Task objective — Show each line from the listing that includes the word "this".

Dataset rows —
--- BEGIN ---

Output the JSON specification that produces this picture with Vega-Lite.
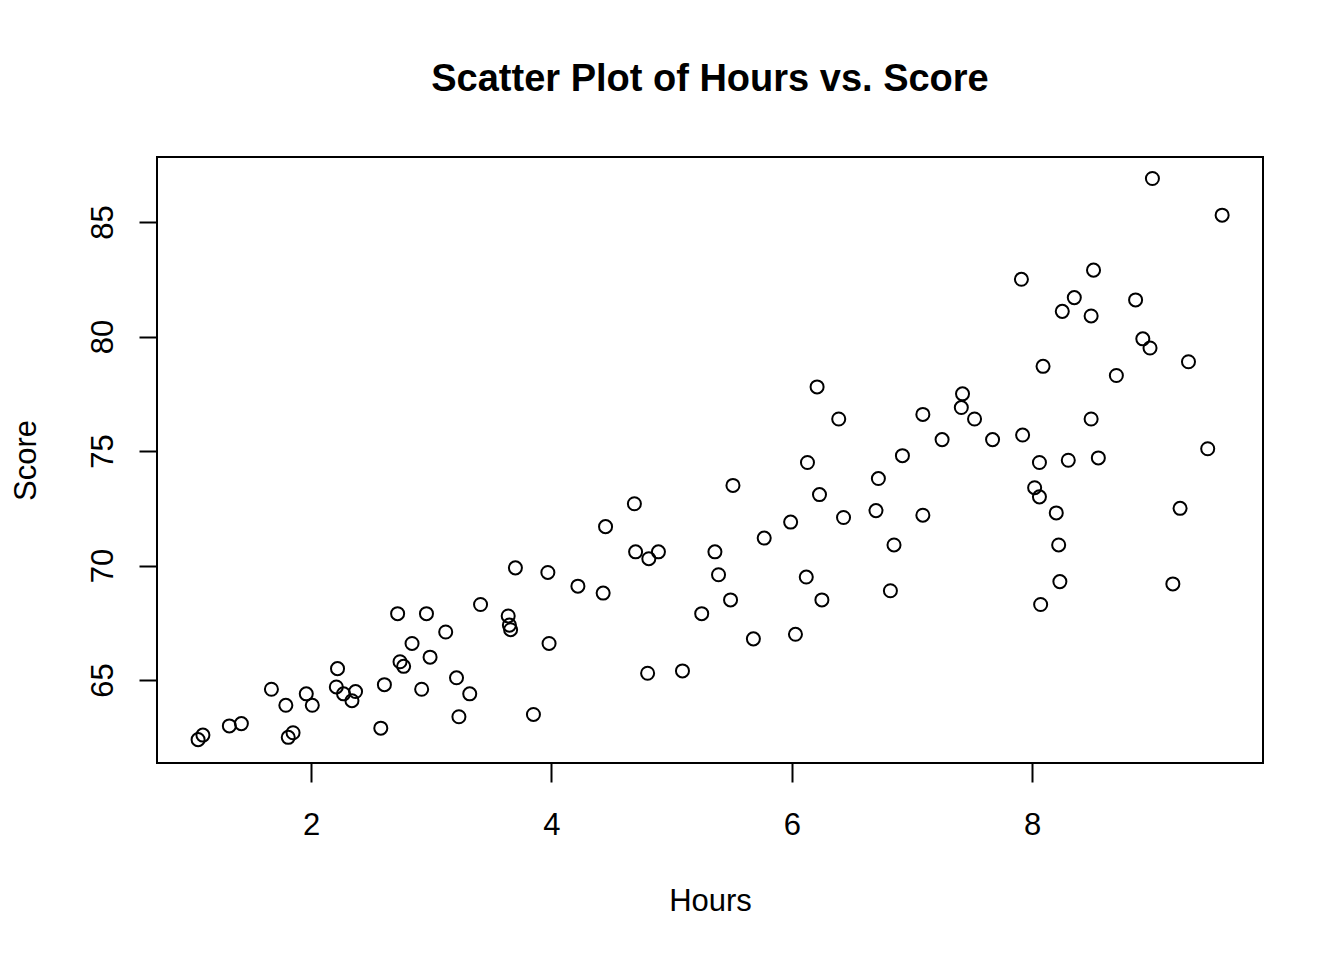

--- END ---
--- BEGIN ---

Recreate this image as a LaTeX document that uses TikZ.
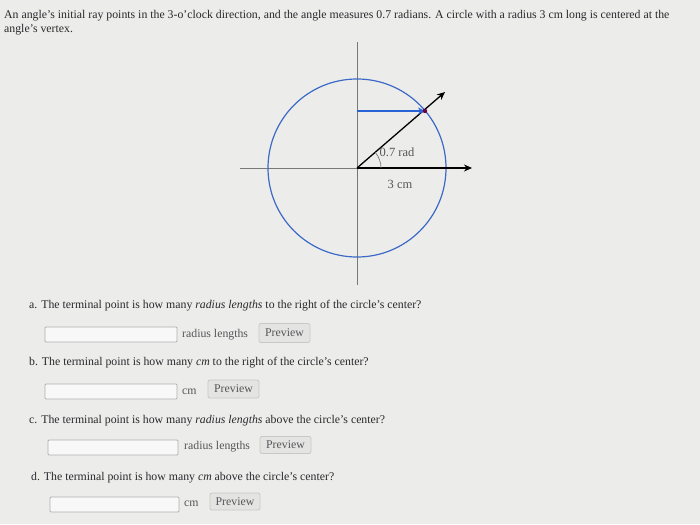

--- END ---
--- BEGIN ---

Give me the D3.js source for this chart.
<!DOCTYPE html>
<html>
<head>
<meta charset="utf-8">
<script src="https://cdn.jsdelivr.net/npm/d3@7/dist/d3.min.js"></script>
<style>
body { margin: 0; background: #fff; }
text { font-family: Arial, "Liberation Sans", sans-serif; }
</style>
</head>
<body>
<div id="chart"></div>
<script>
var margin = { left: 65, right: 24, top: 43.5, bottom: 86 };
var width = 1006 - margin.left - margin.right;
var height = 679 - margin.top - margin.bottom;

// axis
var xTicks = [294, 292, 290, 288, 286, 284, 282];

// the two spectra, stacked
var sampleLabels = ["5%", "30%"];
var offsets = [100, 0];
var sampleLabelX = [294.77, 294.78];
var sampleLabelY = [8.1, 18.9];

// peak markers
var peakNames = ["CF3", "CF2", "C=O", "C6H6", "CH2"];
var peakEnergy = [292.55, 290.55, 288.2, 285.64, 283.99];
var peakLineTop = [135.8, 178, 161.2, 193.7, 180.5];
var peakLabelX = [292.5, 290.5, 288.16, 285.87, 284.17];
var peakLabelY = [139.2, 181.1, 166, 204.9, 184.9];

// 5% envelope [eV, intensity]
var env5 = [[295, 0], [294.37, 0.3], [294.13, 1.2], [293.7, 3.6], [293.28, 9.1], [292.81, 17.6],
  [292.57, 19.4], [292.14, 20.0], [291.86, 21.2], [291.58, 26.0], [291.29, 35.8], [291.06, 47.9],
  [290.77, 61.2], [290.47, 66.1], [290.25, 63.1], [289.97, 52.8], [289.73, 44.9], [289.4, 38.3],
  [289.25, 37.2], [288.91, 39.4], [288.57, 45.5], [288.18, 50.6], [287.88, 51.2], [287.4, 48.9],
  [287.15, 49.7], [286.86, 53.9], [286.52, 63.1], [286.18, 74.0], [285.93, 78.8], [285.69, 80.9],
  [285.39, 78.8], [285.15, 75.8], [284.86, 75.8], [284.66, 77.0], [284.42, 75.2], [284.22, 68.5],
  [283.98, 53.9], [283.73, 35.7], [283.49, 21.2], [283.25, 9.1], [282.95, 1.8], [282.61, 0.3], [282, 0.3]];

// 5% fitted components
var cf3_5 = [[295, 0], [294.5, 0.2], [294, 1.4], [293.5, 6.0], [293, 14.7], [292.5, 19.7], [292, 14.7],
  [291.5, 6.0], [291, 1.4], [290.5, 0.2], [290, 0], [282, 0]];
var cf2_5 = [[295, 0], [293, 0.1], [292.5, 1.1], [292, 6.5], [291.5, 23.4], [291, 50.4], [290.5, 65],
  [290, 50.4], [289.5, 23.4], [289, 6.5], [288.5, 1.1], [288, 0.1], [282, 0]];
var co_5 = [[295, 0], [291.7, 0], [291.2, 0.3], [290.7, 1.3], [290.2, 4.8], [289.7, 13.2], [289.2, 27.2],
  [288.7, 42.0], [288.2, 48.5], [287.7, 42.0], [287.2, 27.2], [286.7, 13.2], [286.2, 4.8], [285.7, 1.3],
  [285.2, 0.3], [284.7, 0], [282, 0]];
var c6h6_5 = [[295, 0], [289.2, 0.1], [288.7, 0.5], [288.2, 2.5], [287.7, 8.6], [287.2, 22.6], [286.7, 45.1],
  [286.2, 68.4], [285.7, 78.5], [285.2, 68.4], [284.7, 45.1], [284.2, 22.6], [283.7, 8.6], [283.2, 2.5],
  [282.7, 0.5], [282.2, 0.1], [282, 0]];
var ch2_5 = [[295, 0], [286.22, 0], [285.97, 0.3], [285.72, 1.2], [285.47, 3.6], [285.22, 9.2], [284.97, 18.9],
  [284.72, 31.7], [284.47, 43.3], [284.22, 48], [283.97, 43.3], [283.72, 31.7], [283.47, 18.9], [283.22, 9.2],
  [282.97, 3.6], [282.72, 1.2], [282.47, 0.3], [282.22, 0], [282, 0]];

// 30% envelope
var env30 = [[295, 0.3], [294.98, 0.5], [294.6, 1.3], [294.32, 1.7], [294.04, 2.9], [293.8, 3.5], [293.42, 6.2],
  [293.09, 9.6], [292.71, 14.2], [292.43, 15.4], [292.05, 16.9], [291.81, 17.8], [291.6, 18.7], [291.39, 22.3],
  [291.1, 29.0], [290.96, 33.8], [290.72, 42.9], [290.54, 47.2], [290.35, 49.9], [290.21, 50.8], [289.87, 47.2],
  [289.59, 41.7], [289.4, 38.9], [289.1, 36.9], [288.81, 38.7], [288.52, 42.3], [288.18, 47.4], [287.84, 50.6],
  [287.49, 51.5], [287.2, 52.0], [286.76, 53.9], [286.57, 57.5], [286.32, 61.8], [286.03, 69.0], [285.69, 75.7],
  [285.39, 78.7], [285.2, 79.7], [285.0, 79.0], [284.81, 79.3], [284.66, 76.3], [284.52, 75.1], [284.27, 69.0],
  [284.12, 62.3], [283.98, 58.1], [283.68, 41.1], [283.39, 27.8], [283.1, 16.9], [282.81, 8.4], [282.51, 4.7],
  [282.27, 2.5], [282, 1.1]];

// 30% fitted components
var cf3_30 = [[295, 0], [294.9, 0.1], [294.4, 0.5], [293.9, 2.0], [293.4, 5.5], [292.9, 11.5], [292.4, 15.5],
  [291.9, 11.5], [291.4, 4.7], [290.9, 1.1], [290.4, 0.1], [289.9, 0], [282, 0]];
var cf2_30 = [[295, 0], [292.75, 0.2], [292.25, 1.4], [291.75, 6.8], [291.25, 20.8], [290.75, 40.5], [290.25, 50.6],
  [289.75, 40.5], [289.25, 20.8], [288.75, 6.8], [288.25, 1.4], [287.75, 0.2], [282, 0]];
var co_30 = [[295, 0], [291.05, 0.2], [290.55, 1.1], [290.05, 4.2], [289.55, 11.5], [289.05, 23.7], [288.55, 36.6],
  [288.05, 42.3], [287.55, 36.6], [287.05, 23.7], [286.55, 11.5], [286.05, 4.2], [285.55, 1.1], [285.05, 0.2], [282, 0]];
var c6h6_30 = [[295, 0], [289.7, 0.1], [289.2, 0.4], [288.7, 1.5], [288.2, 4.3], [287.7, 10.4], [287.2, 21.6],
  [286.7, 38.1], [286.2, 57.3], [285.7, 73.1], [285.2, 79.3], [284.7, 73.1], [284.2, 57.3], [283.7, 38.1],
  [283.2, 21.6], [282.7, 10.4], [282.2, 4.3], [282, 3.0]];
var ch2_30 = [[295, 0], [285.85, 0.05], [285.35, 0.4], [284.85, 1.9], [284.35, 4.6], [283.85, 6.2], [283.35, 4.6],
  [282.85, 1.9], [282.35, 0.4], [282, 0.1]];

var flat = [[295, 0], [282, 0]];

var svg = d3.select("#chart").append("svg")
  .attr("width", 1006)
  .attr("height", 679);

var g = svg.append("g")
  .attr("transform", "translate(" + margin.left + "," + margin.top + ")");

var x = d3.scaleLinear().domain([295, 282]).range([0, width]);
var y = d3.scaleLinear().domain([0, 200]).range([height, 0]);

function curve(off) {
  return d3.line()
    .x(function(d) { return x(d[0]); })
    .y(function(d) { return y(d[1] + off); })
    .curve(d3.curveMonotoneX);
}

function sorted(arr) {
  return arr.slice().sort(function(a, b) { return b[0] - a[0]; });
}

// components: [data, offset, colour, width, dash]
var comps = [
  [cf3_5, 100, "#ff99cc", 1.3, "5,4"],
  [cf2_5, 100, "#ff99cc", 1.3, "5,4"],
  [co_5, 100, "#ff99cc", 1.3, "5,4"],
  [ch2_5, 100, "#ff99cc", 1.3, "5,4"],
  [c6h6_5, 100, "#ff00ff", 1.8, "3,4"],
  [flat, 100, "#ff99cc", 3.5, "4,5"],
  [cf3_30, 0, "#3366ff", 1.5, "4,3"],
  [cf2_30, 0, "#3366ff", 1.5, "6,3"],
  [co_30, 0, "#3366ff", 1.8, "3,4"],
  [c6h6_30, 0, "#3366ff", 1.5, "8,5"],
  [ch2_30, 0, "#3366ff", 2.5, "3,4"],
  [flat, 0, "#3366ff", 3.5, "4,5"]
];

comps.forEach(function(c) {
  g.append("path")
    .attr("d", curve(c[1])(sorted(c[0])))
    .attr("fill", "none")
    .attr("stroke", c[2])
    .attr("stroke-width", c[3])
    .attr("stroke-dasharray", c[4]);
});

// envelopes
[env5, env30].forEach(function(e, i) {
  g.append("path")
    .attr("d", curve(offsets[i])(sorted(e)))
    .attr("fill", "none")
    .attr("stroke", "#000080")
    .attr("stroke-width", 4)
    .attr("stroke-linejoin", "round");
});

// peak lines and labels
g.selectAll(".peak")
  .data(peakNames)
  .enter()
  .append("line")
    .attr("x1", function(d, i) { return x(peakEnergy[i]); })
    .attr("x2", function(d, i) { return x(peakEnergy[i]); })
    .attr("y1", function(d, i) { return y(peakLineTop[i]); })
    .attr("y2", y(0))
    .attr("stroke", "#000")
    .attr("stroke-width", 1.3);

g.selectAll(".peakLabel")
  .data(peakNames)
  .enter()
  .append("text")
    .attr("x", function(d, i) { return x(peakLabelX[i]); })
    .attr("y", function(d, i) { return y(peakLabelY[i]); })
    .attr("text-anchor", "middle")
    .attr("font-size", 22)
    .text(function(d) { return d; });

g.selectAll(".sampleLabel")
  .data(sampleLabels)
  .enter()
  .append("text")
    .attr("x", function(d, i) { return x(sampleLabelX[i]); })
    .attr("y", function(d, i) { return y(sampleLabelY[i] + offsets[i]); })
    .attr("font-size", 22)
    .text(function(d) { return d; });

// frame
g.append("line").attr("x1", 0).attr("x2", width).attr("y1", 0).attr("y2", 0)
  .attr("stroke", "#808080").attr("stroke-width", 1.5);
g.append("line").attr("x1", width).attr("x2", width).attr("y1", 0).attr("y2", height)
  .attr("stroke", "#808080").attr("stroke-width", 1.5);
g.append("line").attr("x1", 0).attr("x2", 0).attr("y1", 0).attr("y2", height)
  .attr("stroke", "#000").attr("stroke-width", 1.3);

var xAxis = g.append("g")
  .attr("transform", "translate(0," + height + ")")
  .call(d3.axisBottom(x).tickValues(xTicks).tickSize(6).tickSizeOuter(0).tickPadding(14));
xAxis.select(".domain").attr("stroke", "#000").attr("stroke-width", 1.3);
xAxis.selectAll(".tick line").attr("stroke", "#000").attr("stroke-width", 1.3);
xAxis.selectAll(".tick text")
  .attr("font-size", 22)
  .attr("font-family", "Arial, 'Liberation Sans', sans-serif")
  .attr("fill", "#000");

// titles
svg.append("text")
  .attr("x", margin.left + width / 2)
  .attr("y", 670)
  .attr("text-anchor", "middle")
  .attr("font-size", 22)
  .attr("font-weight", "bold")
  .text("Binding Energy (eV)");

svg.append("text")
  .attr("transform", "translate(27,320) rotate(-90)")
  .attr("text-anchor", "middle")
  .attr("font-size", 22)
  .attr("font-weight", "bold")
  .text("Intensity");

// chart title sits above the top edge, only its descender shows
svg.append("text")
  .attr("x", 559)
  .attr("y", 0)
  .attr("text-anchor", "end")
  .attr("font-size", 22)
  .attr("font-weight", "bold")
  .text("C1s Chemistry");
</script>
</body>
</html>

--- END ---

Correct output —
Output the JSON specification that produces this picture with Vega-Lite.
Recreate this image as a LaTeX document that uses TikZ.
Give me the D3.js source for this chart.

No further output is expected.